• Exercise input:
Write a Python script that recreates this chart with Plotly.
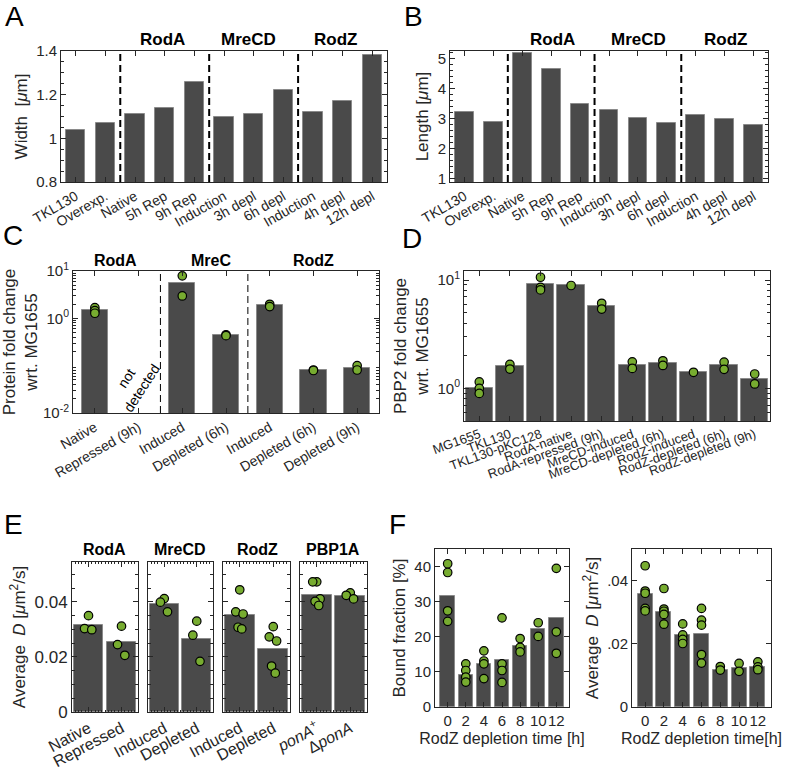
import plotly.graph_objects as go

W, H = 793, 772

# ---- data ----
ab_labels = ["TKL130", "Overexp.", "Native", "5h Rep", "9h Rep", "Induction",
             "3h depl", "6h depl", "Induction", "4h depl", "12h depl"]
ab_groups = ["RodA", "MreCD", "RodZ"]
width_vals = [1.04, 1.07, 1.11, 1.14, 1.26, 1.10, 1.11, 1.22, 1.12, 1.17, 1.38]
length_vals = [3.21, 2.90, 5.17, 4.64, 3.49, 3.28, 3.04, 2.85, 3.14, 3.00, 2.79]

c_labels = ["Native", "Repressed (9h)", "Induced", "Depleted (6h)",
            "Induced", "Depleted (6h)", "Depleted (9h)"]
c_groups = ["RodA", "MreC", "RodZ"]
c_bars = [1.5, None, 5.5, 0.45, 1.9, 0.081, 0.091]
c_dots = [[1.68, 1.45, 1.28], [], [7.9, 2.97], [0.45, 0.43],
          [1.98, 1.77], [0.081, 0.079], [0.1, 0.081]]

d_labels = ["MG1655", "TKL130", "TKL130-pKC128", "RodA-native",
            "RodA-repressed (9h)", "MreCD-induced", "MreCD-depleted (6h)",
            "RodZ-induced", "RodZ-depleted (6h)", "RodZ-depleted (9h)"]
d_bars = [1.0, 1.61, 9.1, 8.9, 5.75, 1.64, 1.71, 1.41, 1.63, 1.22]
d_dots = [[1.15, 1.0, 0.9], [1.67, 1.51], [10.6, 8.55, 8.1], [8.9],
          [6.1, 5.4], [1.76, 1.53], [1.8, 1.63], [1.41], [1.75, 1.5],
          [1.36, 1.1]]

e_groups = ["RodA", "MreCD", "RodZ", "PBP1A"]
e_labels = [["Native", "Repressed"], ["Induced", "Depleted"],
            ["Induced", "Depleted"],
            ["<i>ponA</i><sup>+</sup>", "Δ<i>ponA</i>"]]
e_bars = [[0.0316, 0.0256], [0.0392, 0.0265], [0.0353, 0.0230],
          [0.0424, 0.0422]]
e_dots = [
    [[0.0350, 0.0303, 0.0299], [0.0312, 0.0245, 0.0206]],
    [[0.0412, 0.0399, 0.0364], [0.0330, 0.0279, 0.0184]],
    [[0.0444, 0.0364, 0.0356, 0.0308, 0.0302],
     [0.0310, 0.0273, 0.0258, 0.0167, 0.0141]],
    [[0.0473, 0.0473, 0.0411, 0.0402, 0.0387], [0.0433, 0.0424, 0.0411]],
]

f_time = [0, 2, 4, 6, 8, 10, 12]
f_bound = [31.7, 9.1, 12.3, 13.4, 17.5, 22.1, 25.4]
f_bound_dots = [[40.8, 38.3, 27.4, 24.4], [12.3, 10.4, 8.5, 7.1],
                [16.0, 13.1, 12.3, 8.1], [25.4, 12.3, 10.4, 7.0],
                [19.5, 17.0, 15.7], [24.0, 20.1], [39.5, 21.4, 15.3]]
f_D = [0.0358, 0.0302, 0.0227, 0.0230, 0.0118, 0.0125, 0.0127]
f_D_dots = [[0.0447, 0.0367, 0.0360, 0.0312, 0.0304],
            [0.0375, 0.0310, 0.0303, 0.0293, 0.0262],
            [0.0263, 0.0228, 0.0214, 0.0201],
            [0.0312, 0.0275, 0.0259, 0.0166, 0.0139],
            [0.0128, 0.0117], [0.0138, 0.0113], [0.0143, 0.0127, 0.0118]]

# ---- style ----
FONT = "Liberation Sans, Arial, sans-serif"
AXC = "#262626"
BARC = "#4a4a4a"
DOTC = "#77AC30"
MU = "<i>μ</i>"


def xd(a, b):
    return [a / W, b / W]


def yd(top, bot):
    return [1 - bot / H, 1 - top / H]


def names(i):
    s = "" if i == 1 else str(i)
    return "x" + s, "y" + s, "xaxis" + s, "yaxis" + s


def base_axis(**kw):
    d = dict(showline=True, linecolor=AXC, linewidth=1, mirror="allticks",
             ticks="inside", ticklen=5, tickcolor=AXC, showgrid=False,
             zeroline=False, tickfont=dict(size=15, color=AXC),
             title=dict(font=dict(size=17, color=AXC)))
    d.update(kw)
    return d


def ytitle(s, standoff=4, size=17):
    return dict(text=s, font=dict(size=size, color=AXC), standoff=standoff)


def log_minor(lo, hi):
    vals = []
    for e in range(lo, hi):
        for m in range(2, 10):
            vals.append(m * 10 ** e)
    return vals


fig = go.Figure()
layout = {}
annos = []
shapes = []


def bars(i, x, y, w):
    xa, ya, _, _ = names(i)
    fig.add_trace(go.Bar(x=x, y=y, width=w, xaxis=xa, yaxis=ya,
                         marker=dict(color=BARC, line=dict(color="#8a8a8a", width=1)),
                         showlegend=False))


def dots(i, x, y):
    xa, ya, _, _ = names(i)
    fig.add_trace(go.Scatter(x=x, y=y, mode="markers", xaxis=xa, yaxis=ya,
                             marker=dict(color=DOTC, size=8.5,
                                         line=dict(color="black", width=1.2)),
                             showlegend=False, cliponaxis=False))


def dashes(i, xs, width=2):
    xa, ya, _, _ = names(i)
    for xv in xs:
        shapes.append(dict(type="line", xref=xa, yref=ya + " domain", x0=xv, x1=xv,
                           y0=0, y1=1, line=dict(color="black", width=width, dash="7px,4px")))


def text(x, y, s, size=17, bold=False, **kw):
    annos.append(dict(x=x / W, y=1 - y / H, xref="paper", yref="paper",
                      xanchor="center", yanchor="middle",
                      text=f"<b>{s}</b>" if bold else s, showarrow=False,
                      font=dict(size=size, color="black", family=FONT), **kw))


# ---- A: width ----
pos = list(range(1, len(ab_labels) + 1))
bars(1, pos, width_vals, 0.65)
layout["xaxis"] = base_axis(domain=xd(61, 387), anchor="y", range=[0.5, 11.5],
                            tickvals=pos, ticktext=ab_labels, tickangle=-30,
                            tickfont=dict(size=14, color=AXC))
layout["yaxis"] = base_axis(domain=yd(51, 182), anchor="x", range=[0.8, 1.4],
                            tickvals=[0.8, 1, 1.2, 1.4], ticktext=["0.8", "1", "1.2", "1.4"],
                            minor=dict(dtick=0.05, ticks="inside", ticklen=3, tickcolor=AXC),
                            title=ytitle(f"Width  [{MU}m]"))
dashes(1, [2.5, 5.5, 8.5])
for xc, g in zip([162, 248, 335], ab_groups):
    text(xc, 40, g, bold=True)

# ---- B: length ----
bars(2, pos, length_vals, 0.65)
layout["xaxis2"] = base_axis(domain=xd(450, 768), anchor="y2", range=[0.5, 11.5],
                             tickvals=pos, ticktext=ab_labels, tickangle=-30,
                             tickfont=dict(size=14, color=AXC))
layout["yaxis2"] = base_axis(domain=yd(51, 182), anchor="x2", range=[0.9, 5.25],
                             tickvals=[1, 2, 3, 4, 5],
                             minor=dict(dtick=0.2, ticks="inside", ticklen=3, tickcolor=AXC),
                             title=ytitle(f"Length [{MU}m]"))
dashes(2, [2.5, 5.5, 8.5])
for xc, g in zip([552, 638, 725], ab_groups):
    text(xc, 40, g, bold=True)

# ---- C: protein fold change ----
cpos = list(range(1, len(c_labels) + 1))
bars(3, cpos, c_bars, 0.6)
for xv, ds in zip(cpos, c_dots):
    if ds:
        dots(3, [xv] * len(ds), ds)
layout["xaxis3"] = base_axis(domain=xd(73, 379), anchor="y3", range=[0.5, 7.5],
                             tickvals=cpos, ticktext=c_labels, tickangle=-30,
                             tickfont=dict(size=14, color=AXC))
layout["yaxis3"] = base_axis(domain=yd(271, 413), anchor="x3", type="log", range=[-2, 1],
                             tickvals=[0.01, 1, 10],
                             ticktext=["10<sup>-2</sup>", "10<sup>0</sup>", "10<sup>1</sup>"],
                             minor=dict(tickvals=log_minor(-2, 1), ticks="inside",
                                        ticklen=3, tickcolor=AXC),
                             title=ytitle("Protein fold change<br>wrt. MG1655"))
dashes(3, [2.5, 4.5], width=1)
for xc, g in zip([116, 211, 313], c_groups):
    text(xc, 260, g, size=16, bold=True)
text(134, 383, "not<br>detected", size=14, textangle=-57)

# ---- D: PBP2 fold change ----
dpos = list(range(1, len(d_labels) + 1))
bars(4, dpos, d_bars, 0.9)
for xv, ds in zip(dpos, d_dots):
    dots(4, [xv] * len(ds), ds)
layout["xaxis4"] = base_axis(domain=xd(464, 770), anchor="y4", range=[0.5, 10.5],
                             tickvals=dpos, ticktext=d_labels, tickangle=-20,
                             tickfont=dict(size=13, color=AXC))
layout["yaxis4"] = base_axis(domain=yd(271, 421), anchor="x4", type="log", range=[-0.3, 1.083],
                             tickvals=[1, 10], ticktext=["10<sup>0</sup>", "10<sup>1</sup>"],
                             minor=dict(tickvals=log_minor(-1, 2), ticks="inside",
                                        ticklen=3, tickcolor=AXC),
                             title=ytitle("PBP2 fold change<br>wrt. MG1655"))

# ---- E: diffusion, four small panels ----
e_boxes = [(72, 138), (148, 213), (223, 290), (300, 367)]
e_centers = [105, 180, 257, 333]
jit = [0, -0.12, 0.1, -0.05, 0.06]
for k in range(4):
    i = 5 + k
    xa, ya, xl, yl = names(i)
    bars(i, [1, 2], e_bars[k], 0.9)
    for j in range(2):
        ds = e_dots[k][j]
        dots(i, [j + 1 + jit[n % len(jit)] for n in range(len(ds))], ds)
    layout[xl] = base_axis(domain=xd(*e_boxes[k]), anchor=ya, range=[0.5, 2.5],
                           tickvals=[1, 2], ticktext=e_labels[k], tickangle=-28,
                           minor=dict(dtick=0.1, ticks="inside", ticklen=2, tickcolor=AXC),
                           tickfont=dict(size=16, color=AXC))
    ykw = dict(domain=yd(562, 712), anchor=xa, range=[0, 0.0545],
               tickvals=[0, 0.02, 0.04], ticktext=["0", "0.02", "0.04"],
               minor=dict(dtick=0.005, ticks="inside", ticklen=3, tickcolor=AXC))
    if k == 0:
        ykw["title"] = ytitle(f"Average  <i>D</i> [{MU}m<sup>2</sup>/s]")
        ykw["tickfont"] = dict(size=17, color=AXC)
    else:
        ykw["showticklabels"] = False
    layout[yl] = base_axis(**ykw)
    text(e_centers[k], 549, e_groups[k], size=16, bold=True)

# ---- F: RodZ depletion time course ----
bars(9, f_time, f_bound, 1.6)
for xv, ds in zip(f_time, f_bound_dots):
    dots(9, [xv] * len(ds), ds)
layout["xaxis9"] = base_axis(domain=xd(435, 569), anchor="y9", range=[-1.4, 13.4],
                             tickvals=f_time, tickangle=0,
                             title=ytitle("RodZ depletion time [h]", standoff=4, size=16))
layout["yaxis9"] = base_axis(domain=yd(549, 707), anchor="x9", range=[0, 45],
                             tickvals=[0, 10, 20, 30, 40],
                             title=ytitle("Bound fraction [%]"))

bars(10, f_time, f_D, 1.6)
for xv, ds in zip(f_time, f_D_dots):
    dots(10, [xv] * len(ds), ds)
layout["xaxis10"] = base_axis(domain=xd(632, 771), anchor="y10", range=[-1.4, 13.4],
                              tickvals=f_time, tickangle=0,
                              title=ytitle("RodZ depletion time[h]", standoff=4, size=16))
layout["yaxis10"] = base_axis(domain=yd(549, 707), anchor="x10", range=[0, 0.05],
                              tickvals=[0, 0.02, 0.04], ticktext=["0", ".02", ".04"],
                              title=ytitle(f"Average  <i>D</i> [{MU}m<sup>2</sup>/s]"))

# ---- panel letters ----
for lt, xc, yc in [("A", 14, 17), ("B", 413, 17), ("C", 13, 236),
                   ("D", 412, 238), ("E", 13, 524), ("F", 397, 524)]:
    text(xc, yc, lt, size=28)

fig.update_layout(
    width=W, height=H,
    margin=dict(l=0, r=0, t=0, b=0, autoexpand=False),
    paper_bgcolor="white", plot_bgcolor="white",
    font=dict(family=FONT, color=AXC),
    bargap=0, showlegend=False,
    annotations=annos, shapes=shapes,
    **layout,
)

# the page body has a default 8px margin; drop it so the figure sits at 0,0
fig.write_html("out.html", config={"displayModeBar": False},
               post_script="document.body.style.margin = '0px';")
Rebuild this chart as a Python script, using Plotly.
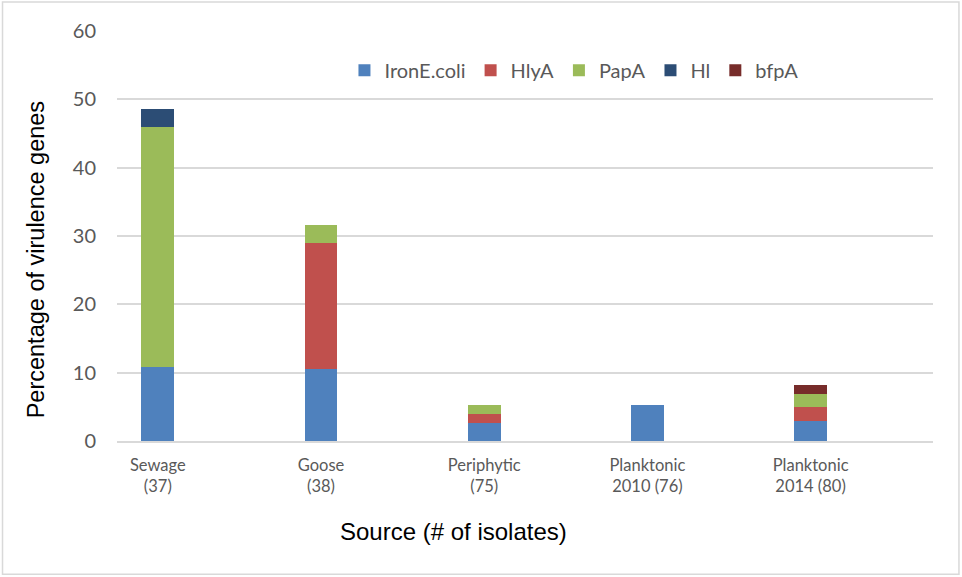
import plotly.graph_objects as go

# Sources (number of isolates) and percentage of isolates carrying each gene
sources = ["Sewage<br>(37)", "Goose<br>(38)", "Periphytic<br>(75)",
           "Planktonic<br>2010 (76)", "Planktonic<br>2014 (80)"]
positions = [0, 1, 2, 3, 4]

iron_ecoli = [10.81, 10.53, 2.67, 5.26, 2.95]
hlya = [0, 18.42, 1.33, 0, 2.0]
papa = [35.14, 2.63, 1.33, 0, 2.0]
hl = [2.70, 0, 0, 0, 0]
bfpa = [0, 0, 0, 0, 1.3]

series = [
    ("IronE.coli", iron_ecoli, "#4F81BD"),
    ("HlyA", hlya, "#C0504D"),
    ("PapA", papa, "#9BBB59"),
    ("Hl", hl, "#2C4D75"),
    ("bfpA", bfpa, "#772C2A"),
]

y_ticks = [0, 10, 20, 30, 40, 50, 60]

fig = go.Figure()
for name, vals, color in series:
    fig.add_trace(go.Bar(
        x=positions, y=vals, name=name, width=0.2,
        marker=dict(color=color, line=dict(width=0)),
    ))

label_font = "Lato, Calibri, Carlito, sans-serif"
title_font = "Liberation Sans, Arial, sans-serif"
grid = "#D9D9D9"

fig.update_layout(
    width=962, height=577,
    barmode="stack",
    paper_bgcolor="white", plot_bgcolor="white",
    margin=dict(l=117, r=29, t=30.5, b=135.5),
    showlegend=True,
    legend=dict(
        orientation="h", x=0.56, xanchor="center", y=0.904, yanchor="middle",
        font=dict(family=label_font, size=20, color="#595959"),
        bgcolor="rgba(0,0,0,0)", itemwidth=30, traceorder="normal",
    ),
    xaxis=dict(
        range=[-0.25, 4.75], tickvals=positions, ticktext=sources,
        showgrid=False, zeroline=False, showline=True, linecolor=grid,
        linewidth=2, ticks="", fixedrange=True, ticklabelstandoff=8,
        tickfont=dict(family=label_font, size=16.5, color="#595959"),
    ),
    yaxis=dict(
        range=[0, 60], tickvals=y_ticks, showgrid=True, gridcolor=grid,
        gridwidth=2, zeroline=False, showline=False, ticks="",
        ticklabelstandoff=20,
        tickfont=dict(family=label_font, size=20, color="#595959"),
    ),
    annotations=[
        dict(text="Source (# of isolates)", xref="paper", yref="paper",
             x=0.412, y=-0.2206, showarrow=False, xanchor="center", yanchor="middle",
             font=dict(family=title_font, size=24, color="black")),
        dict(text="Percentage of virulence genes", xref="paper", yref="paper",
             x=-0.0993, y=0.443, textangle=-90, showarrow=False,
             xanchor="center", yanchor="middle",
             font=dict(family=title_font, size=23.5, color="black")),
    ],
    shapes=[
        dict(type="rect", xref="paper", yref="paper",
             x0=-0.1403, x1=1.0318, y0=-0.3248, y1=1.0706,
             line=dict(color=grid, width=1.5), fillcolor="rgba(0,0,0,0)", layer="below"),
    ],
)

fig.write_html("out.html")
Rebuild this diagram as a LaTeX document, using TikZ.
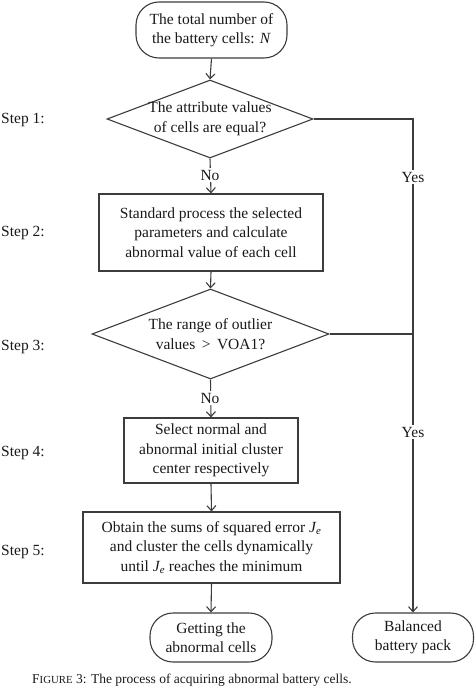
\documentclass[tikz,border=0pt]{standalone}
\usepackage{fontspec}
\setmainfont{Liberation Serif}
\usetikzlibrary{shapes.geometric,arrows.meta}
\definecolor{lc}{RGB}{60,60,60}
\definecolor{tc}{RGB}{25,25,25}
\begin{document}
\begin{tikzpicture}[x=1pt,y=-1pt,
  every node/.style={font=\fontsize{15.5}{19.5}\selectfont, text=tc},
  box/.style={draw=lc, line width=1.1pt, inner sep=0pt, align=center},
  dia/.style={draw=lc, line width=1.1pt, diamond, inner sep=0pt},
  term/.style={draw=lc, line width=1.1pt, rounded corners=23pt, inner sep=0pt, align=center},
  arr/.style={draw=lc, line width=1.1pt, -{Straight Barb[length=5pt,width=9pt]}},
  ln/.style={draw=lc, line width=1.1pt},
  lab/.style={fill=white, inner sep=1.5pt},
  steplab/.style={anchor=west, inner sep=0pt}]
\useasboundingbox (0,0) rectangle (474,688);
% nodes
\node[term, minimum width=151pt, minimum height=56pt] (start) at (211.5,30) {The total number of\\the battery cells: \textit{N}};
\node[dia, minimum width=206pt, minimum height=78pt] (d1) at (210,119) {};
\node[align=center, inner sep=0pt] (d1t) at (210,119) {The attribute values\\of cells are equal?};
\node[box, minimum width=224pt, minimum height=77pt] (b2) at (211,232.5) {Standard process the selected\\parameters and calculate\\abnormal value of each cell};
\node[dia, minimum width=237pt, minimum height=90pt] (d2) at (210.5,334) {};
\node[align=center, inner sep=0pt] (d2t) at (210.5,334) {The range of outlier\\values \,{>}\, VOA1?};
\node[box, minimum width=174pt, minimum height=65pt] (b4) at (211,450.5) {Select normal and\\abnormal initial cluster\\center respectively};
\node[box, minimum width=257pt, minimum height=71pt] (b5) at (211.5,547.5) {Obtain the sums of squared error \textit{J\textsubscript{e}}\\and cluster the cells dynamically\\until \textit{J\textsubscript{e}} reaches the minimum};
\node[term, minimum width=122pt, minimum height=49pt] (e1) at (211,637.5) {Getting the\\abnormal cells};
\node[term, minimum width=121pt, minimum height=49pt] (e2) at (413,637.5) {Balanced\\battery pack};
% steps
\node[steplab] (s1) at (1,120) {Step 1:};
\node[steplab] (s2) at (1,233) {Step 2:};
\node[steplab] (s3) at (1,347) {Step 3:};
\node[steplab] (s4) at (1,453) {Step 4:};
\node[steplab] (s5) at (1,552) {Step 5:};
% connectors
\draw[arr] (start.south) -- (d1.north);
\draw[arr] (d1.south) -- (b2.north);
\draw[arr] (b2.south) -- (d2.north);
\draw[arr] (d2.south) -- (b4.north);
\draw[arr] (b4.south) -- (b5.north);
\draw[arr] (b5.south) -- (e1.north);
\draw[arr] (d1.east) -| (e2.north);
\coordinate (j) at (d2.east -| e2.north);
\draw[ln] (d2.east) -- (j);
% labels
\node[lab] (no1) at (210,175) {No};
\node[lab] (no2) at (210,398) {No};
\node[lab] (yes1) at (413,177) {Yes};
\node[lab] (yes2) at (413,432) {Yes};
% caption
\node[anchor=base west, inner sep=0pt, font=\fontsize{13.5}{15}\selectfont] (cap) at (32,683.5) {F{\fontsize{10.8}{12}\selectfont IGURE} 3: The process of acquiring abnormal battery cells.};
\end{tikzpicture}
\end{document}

• Written request: Lines containing the word "using" are to be counted in the listing; state their number alone.

• Task solution: 2